Und er nannte auch den Grund für die Enthaltung: Im Antrag ist kein einziges Wort dazu enthalten, wer denn die gewünschte verstärkte Internetpräsenz künftig personell betreuen soll. Denn nun auch noch mehrere Polizisten für die Betreuung der “Social Media” abzustellen, wo sie schon längst im Einsatz auf den Straßen fehlen, macht natürlich auch Polizeiarbeit zum Placebo. Sie ist dann online so schön präsent wie in Niedersachsen – aber auf der Straße nicht.

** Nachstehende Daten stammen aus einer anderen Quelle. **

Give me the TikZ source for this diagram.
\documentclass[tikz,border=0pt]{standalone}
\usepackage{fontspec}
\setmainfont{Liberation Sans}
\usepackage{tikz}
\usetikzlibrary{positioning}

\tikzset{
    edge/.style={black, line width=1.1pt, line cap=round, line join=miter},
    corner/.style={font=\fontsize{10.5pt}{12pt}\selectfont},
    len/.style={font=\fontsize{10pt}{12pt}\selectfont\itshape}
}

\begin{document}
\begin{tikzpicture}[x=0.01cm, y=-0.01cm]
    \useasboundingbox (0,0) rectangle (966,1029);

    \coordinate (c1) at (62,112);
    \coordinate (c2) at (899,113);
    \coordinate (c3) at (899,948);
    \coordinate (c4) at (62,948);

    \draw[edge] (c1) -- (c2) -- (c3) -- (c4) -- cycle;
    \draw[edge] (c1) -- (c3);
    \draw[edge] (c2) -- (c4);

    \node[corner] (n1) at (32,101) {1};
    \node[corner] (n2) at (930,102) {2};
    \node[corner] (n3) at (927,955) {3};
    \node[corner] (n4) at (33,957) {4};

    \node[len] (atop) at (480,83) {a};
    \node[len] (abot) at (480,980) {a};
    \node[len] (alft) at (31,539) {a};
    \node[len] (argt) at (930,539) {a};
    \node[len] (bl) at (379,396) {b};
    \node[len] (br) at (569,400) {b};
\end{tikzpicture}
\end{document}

André Hahn: “Meine Damen und Herren der Koalition, Sie müssen endlich begreifen, dass es schlichtweg unmöglich ist, der Polizei immer neue Aufgaben zu übertragen und zugleich mehr als 2.400 weitere Stellen abbauen zu wollen. Das kann nicht funktionieren, und auch deshalb können wir Ihrem Antrag nicht zustimmen.”

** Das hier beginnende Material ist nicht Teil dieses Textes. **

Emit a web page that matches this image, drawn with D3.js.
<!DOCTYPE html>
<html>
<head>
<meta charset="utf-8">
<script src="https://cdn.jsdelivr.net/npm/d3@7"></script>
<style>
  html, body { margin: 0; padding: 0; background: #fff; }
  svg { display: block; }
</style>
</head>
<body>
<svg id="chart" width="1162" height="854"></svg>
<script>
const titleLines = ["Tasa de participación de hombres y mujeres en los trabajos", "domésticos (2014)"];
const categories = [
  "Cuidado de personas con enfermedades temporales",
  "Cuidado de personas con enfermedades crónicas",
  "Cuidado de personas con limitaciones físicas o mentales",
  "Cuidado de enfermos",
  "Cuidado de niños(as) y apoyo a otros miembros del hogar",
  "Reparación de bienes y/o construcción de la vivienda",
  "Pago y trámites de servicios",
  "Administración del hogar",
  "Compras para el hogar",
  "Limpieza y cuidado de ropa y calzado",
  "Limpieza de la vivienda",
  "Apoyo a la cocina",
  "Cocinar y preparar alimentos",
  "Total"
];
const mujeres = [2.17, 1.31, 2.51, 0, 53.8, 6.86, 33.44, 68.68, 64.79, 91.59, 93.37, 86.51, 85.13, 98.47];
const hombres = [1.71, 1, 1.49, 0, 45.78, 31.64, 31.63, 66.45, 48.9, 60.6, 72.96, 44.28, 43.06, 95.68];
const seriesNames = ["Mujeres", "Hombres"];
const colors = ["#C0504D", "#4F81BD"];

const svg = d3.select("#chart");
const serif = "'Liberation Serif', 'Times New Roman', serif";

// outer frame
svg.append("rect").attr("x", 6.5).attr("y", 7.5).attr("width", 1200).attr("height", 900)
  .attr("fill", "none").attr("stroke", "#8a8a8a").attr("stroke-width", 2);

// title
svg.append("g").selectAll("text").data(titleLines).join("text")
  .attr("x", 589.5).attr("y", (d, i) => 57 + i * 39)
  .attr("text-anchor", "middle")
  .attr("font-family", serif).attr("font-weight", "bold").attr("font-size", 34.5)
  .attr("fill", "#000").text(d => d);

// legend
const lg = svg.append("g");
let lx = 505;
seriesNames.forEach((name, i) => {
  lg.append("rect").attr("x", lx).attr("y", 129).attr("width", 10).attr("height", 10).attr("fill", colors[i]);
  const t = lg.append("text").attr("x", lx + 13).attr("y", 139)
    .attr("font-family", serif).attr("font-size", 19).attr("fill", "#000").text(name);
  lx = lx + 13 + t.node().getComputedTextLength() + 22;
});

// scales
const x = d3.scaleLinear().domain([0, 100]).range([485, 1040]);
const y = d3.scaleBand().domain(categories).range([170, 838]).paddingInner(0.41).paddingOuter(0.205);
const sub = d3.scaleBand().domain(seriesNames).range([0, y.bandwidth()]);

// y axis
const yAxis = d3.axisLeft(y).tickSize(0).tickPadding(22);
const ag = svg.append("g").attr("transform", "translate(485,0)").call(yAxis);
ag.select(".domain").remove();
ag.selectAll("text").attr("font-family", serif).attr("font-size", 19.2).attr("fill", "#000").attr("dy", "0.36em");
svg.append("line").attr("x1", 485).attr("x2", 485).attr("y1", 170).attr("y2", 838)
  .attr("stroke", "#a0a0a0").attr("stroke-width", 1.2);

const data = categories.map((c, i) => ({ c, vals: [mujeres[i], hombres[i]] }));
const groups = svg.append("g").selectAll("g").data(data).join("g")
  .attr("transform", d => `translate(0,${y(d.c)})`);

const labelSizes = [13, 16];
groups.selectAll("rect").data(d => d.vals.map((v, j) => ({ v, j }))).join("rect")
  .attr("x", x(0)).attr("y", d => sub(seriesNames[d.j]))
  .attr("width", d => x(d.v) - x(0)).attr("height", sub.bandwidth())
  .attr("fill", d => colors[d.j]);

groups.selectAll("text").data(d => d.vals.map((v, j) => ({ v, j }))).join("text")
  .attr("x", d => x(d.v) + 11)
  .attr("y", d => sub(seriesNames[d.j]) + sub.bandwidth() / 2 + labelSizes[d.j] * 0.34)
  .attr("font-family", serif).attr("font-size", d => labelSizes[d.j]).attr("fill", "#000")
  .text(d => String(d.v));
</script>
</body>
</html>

Und so sieht es auch Eva Jähnigen, die innenpolitische Sprecherin der Grünen-Fraktion. “Sie haben es diesmal mit der Polizeiarbeit. Auf den ersten Blick denkt man: Endlich, es gibt so viel zu tun: Dienstrechtsreform, Polizeikontrolle, Tarifabschluss, Bekämpfung des Rechtsextremismus… Und dann liest man diesen Antrag und denkt: ‘Aha, die Polizei soll also mehr twittern.’ Das geht ja wohl an den tatsächlichen Problemen vorbei”, sagte sie in ihrer Rede. “Dieser Antrag ist einfach lächerlich. Wer Twitter, Facebook und andere soziale Netzwerke regelmäßig und sinnvoll nutzt, weiß: das macht Arbeit. Äußert sich eine Behörde, reicht es nicht, einfach den Pressesprecher zu verpflichten. Die Veröffentlichungen müssen abgesprochen und bearbeitet, Namen anonymisiert und Prioritäten festgelegt werden. – Das kostet Zeit. Gerade die fehlt aber zusehends. In den kommenden Jahren werden kontinuierlich weitere 2.015 Stellen bei der Polizei abgebaut – schwerpunktmäßig bei der Kripo. Mit dem Antrag zur Grenzkriminalität, den wir hier morgen diskutieren, versuchen Sie, polizeiliche Aufgaben auf Private oder Kommunen zu schieben. Offenbar sehen Sie selbst, dass die Polizei nicht mehr alle Kernaufgaben wahrnehmen kann. Aber warum erschaffen Sie mit diesem Antrag auch noch zusätzliche Aufgaben?”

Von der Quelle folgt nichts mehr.